What Berlant offers the reader, then, is not a guide for getting past a single moment of autobiographical discontinuity, a way to piece life back together after a unique instant of rupture, but of how to continuously attempt to repair (and if possible strengthen) a makeshift “good life,” under conditions that never cease being adverse, with materials that never begin to be ideal.
[1] There’s a new novel by that title—The Life of the Mind, by Christine Smallwood—that I have yet to read, but very much mean to.
[2] I wonder about this translation: the original is “Es gibt kein richtiges Leben im falschen”—wouldn’t the more literal pair of antonyms be true and false, rather than wrong and right? In other words, “There is no true life [to be found] in a false one”?

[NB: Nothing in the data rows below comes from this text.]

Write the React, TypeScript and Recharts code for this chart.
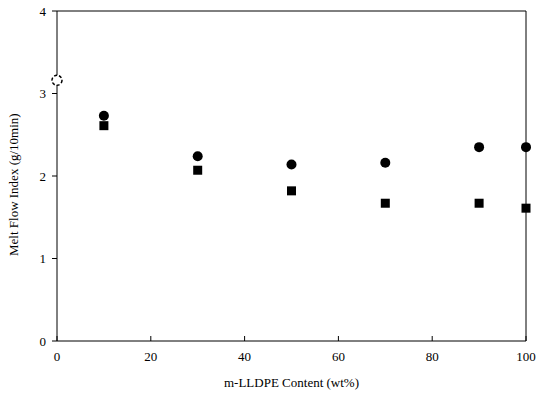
import React from "react";
import { ScatterChart, Scatter, XAxis, YAxis, ReferenceLine } from "recharts";

const contentX = [10, 30, 50, 70, 90, 100];
const circleSeries = [2.73, 2.24, 2.14, 2.16, 2.35, 2.35];
const squareSeries = [2.61, 2.07, 1.82, 1.67, 1.67, 1.61];
const openPoint = [{ x: 0, y: 3.16 }];
const xTicks = [0, 20, 40, 60, 80, 100];
const yTicks = [0, 1, 2, 3, 4];

const circleData = contentX.map((x, i) => ({ x, y: circleSeries[i] }));
const squareData = contentX.map((x, i) => ({ x, y: squareSeries[i] }));

const FONT = "'Liberation Serif', 'DejaVu Serif', serif";

const CircleShape = (p: any) => <circle cx={p.cx} cy={p.cy} r={5} fill="#000" />;
const SquareShape = (p: any) => (
  <rect x={p.cx - 4.5} y={p.cy - 4.5} width={9} height={9} fill="#000" />
);
const OpenShape = (p: any) => (
  <circle cx={p.cx} cy={p.cy} r={5} fill="#fff" stroke="#000" strokeWidth={1.5} strokeDasharray="3 2" />
);

const XTick = (p: any) => (
  <g>
    <line x1={p.x} x2={p.x} y1={p.y} y2={p.y - 5} stroke="#000" />
    <text x={p.x} y={p.y + 20} textAnchor="middle" fontFamily={FONT} fontSize={13} fill="#000">
      {p.payload.value}
    </text>
  </g>
);

export default function App() {
  return (
    <div style={{ position: "absolute", left: 0, top: 0, background: "#fff" }}>
      <ScatterChart width={543} height={398} margin={{ top: 11, right: 17, bottom: 27, left: 27 }}>
        <XAxis
          type="number"
          dataKey="x"
          domain={[0, 100]}
          ticks={xTicks}
          tickLine={false}
          tickSize={0}
          tickMargin={0}
          tick={<XTick />}
          height={30}
          axisLine={{ stroke: "#000" }}
          label={{ value: "m-LLDPE Content (wt%)", position: "insideBottom", offset: -16, fontFamily: FONT, fontSize: 13, fill: "#000" }}
        />
        <YAxis
          type="number"
          dataKey="y"
          domain={[0, 4]}
          ticks={yTicks}
          width={30}
          tickSize={5}
          tickMargin={6}
          axisLine={{ stroke: "#000" }}
          tickLine={{ stroke: "#000" }}
          tick={{ fontFamily: FONT, fontSize: 13, fill: "#000" }}
          label={{ value: "Melt Flow Index (g/10min)", angle: -90, position: "insideLeft", offset: -14, dy: 80, fontFamily: FONT, fontSize: 13, fill: "#000" }}
        />
        <ReferenceLine y={4} stroke="#000" />
        <ReferenceLine x={100} stroke="#000" />
        <Scatter data={circleData} shape={<CircleShape />} isAnimationActive={false} />
        <Scatter data={squareData} shape={<SquareShape />} isAnimationActive={false} />
        <Scatter data={openPoint} shape={<OpenShape />} isAnimationActive={false} />
      </ScatterChart>
    </div>
  );
}
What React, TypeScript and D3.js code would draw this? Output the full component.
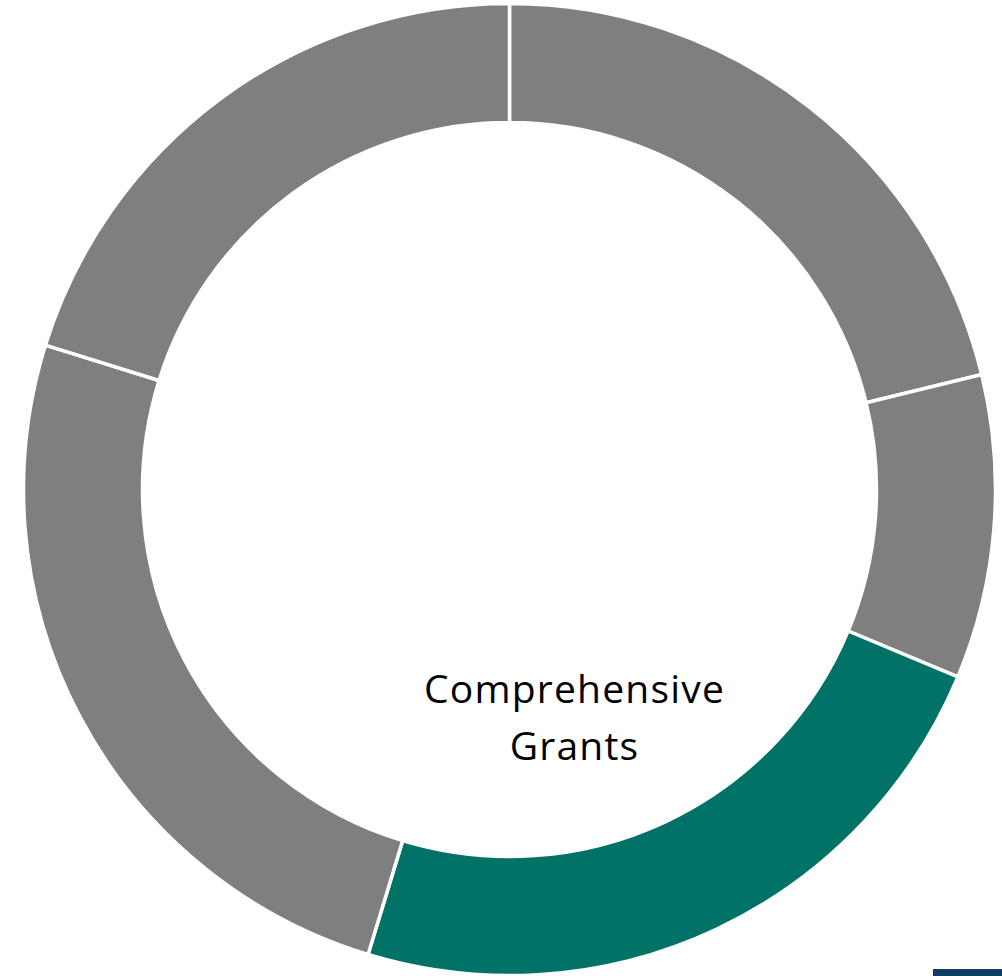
import React from 'react';
import * as d3 from 'd3';

// slice shares, clockwise from 12 o'clock
const categories = ['Slice A', 'Slice B', 'Comprehensive Grants', 'Slice D', 'Slice E'];
const shares = [21.2, 10.1, 23.4, 25.1, 20.2];
const highlighted = 'Comprehensive Grants';
const labelLines = ['Comprehensive', 'Grants'];

const WIDTH = 1002;
const HEIGHT = 976;

const App: React.FC = () => {
  const cx = 509.5;
  const cy = 489.5;
  const outer = 486;
  const inner = 367;

  const pie = d3
    .pie<number>()
    .sort(null)
    .value((d) => d);
  const arcs = pie(shares);

  const arc = d3
    .arc<d3.PieArcDatum<number>>()
    .innerRadius(inner)
    .outerRadius(outer);

  const color = (name: string) => (name === highlighted ? '#007266' : '#7f7f7f');

  return (
    <svg
      width={WIDTH}
      height={HEIGHT}
      style={{ position: 'absolute', left: 0, top: 0, display: 'block' }}
    >
      <rect width={WIDTH} height={HEIGHT} fill="#ffffff" />
      <g transform={`translate(${cx}, ${cy})`}>
        {arcs.map((a, i) => (
          <path
            key={categories[i]}
            d={arc(a) ?? ''}
            fill={color(categories[i])}
            stroke="#ffffff"
            strokeWidth={3.5}
            strokeLinejoin="miter"
          />
        ))}
        <text
          transform="translate(65, 0)"
          textAnchor="middle"
          fontFamily="'Open Sans', sans-serif"
          fontSize={39}
          letterSpacing={1.2}
          fill="#000000"
        >
          {labelLines.map((line, i) => (
            <tspan key={line} x={0} y={213 + i * 57}>
              {line}
            </tspan>
          ))}
        </text>
      </g>
      <rect x={933} y={969} width={69} height={7} fill="#123d66" />
    </svg>
  );
};

export default App;
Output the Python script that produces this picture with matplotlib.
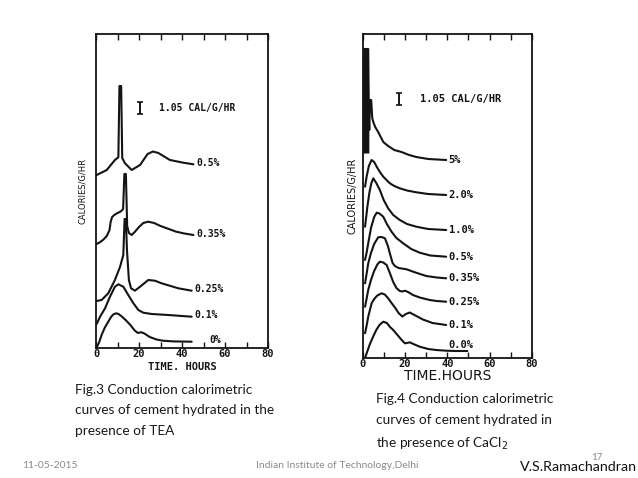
import numpy as np
import matplotlib.pyplot as plt

# ---- Fig.3 (TEA) curves: time in hours, heat in arbitrary (offset) units ----
tea_0_t = [0.3, 1.5, 2.6, 4, 5.7, 7, 8, 9.3, 10.5, 12, 14, 16, 18, 19.5, 21, 22.5, 25, 28, 31, 36, 44.5]
tea_0_q = [0.5, 6, 13, 20, 26.3, 31, 33.5, 34.7, 34, 31.5, 27.5, 23, 17.5, 15, 15.8, 14.5, 11, 8.6, 7.3, 6.6, 6.3]

tea_01_t = [0.3, 1.9, 4.2, 6.5, 8.8, 10.4, 12.7, 15, 17.4, 19.7, 22, 25.9, 33.6, 44.5]
tea_01_q = [24, 31.3, 39.7, 51.3, 61.3, 63.7, 61.3, 53, 44.7, 38, 35.3, 34, 33, 31.3]

tea_025_t = [0.3, 2.6, 5.7, 8.8, 11.2, 12.7, 13.3, 13.9, 14.4, 15.3, 16.3, 18.1, 20.5, 24.3, 27.4, 30.5, 38.3, 44.5]
tea_025_q = [47, 48, 54.7, 68, 81.3, 93, 129, 129, 98, 68, 59.7, 57.3, 61.3, 68, 67.3, 64.7, 59.7, 57.3]

tea_035_t = [0.3, 2, 3.5, 5, 6.3, 6.8, 7.5, 8.5, 10, 11.5, 12.6, 13.2, 13.9, 14.5, 15.3, 16.6, 18, 20, 22,
             24.3, 27, 30, 33, 37, 40.6, 45.3]
tea_035_q = [104, 106, 108.5, 112, 118, 126, 131, 133, 135, 136.5, 139, 174, 174, 122, 115, 113, 116, 121, 125,
             126.3, 125, 122, 119.7, 116.5, 114.7, 113]

tea_05_t = [0.3, 1.9, 5, 8.8, 10.4, 10.9, 11.7, 12.2, 13.5, 16.6, 20.5, 24, 26.5, 29, 34.4, 40.6, 45.3]
tea_05_q = [173, 174.7, 178, 188, 190.7, 262, 262, 190, 184.7, 178, 183, 194, 196.5, 195, 188, 185.3, 183.7]

tea_labels = ["0.5%", "0.35%", "0.25%", "0.1%", "0%"]

# ---- Fig.4 (CaCl2) curves ----
cacl_0_t = [1.2, 2.5, 3.5, 5, 6.5, 8, 9.8, 11.5, 13, 14.5, 16.5, 18.5, 20, 21, 22.3, 24, 27, 31, 34.8, 39.5, 44, 49.5]
cacl_0_q = [0, 8, 14, 21.3, 28, 33, 36.3, 35, 31, 28, 23, 18, 14.7, 15, 15.7, 14, 11.3, 9, 8, 7.3, 7, 7]

cacl_01_t = [1.2, 2.0, 2.7, 3.5, 4.3, 5.5, 7, 9, 10.5, 12, 13.7, 15.5, 17, 18.8, 20.5, 22.3, 24.5, 28.5, 33, 39.5]
cacl_01_q = [24.7, 33, 41.3, 48, 54.7, 59, 62.5, 64.7, 63.5, 60, 55, 50, 45, 41.5, 44, 45.5, 43, 38.5, 35, 33]

cacl_025_t = [1.2, 2, 2.7, 4, 5.5, 7, 8.2, 9.8, 11.4, 12.9, 14.5, 16, 17.6, 18.8, 20, 21.5, 23.8, 27, 31.7, 35, 39.5]
cacl_025_q = [51.3, 60, 68, 78, 87, 93.5, 96.3, 95.5, 93, 85, 76, 70, 67, 66.5, 67.3, 66, 63, 60.5, 58, 57, 56.3]

cacl_035_t = [1.2, 2, 2.7, 4, 5.5, 7.4, 9, 10.6, 12, 12.9, 14.2, 15.3, 17, 20.8, 25, 30.1, 35, 39.5]
cacl_035_q = [74.7, 85, 94.7, 105, 114, 120.7, 121, 119.7, 112, 104.7, 95, 92, 90, 88.7, 85.5, 82, 80.5, 79.7]

cacl_05_t = [1.2, 2, 2.7, 4, 5.5, 6.7, 8, 9.8, 11.5, 13.7, 16, 19.2, 23, 27, 32, 39.5]
cacl_05_q = [98, 106, 114.7, 130, 141, 145.3, 144.5, 141.3, 134, 126.3, 120, 114.7, 109, 105.3, 102.5, 101.3]

cacl_1_t = [1.2, 1.8, 2.3, 3.3, 4.2, 5.1, 6.5, 8.2, 10, 12.1, 14.5, 17.6, 21, 25.4, 31, 39.5]
cacl_1_q = [131.3, 142, 151.3, 166, 175, 179.7, 175, 168, 158, 149.7, 143, 138, 134, 131.3, 129, 128]

cacl_2_t = [1.2, 2, 3, 4.3, 5.5, 6.7, 8.2, 9.8, 12.9, 15, 17.6, 21, 25.4, 31, 39.5]
cacl_2_q = [171.3, 182, 192, 198, 196, 191.3, 186, 181.3, 174.7, 172, 169.7, 167.5, 165.7, 164, 163]

cacl_5_t = [0.3, 0.4, 0.6, 2.7, 3.0, 3.2, 3.6, 4.1, 4.6, 5.1, 6, 7.4, 9.8, 12.1, 15, 18.4, 22, 25.4, 31, 39.5]
cacl_5_q = [205, 300, 309, 309, 240, 228, 258, 258, 240, 236, 231, 226, 216, 212, 208, 206, 203, 201, 199, 198]

cacl_labels = ["5%", "2.0%", "1.0%", "0.5%", "0.35%", "0.25%", "0.1%", "0.0%"]

xtick_vals = [0, 20, 40, 60, 80]

ink = '#141414'
mono = 'DejaVu Sans Mono'
narrow = ['Liberation Sans Narrow', 'DejaVu Sans']
slide_font = ['Lato', 'DejaVu Sans']

fig = plt.figure(figsize=(6.38, 4.78), dpi=100)


def setup_axes(ax, ytop, tick_fs):
    ax.set_xlim(0, 80)
    ax.set_ylim(0, ytop)
    ax.set_yticks([])
    ax.set_xticks(xtick_vals)
    ax.set_xticks(np.arange(10, 80, 10), minor=True)
    ax.set_xticklabels([str(v) for v in xtick_vals], fontfamily=mono,
                       fontweight='bold', fontsize=tick_fs, color=ink)
    ax.tick_params(axis='x', which='both', direction='in', top=True,
                   length=4, width=1.0, color=ink, pad=1)
    for s in ax.spines.values():
        s.set_linewidth(1.3)
        s.set_color(ink)


def scale_bar(ax, x, y, half, text_x, fs):
    ax.errorbar([x], [y], yerr=[half], fmt='none', ecolor=ink,
                elinewidth=1.4, capsize=2.5, capthick=1.2)
    ax.text(text_x, y, "1.05 CAL/G/HR", fontfamily=mono, fontweight='bold',
            fontsize=fs, color=ink, va='center', ha='left')


# ---------------- left panel ----------------
ax1 = fig.add_axes([96 / 638, 1 - 348 / 478, 172 / 638, 314 / 478])
setup_axes(ax1, 314, 7.5)
tea_curves = [(tea_05_t, tea_05_q), (tea_035_t, tea_035_q), (tea_025_t, tea_025_q),
              (tea_01_t, tea_01_q), (tea_0_t, tea_0_q)]
for (t, q), lab in zip(tea_curves, tea_labels):
    ax1.plot(t, q, color=ink, lw=1.5, solid_joinstyle='round', solid_capstyle='round')
    off = 13 if lab == "0%" else 2
    ax1.annotate(lab, (t[-1], q[-1]), xytext=(off, 1), textcoords='offset points',
                 fontfamily=mono, fontweight='bold', fontsize=7, color=ink, va='center')
scale_bar(ax1, 20.5, 240, 6, 29.5, 7)
ax1.set_xlabel("TIME. HOURS", fontfamily=mono, fontweight='bold', fontsize=7.5,
               color=ink, labelpad=2)
ax1.set_ylabel("CALORIES/G/HR", fontfamily=narrow, fontsize=6, color=ink)
ax1.yaxis.set_label_coords(-0.05, 0.5)

# ---------------- right panel ----------------
ax2 = fig.add_axes([362.5 / 638, 1 - 358 / 478, 169.5 / 638, 324 / 478])
setup_axes(ax2, 324, 7.5)
cacl_curves = [(cacl_5_t, cacl_5_q), (cacl_2_t, cacl_2_q), (cacl_1_t, cacl_1_q),
               (cacl_05_t, cacl_05_q), (cacl_035_t, cacl_035_q), (cacl_025_t, cacl_025_q),
               (cacl_01_t, cacl_01_q), (cacl_0_t, cacl_0_q)]
for (t, q), lab in zip(cacl_curves, cacl_labels):
    ax2.plot(t, q, color=ink, lw=1.5, solid_joinstyle='round', solid_capstyle='round')
    dy = 4 if lab == "0.0%" else 0
    ax2.annotate(lab, (40, q[-1]), xytext=(1, dy), textcoords='offset points',
                 fontfamily=mono, fontweight='bold', fontsize=7.5, color=ink, va='center')
# the first 5% peak prints as a solid black block in the scan
ax2.fill_between(cacl_5_t[:5], cacl_5_q[:5], cacl_5_q[0], color=ink, lw=0)
scale_bar(ax2, 17, 259, 6, 27, 7.5)
ax2.set_xlabel("TIME.HOURS", fontsize=10, color=ink, labelpad=0)
ax2.set_ylabel("CALORIES/G/HR", fontfamily=narrow, fontsize=7, color=ink)
ax2.yaxis.set_label_coords(-0.03, 0.5)

# ---------------- slide text ----------------
fig.text(75 / 638, 1 - 384 / 478,
         "Fig.3 Conduction calorimetric\ncurves of cement hydrated in the\npresence of TEA",
         fontfamily=slide_font, fontsize=9.8, color='#1a1a1a', va='top', ha='left', linespacing=1.85)
fig.text(376 / 638, 1 - 393 / 478,
         "Fig.4 Conduction calorimetric\ncurves of cement hydrated in\nthe presence of CaCl$_2$",
         fontfamily=slide_font, fontsize=9.8, color='#1a1a1a', va='top', ha='left', linespacing=1.85)
fig.text(22 / 638, 1 - 465 / 478, "11-05-2015", fontfamily=slide_font, fontsize=7.5,
         color='#8a8a8a', va='center', ha='left')
fig.text(337 / 638, 1 - 465 / 478, "Indian Institute of Technology,Delhi", fontfamily=slide_font,
         fontsize=7.5, color='#8a8a8a', va='center', ha='center')
fig.text(597 / 638, 1 - 457 / 478, "17", fontfamily=slide_font, fontsize=7,
         color='#8a8a8a', va='center', ha='center')
fig.text(637 / 638, 1 - 467 / 478, "V.S.Ramachandran", fontfamily=slide_font, fontsize=10.3,
         color='#111111', va='center', ha='right')

fig.savefig("out.png", dpi=100)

[3] I made the dumb mistake of not reading Gabe’s essay until I was almost done with this post. If you read it (as you should, if you have not), you’ll see that we hit many of the same beats—including a contrast of Berlant’s ideas with the older ideal of authenticity, an issue that I’ll take up in a later post. I hope this confluence is a sign that I’m on to something here, a corroboration of what at first felt to me fairly speculative.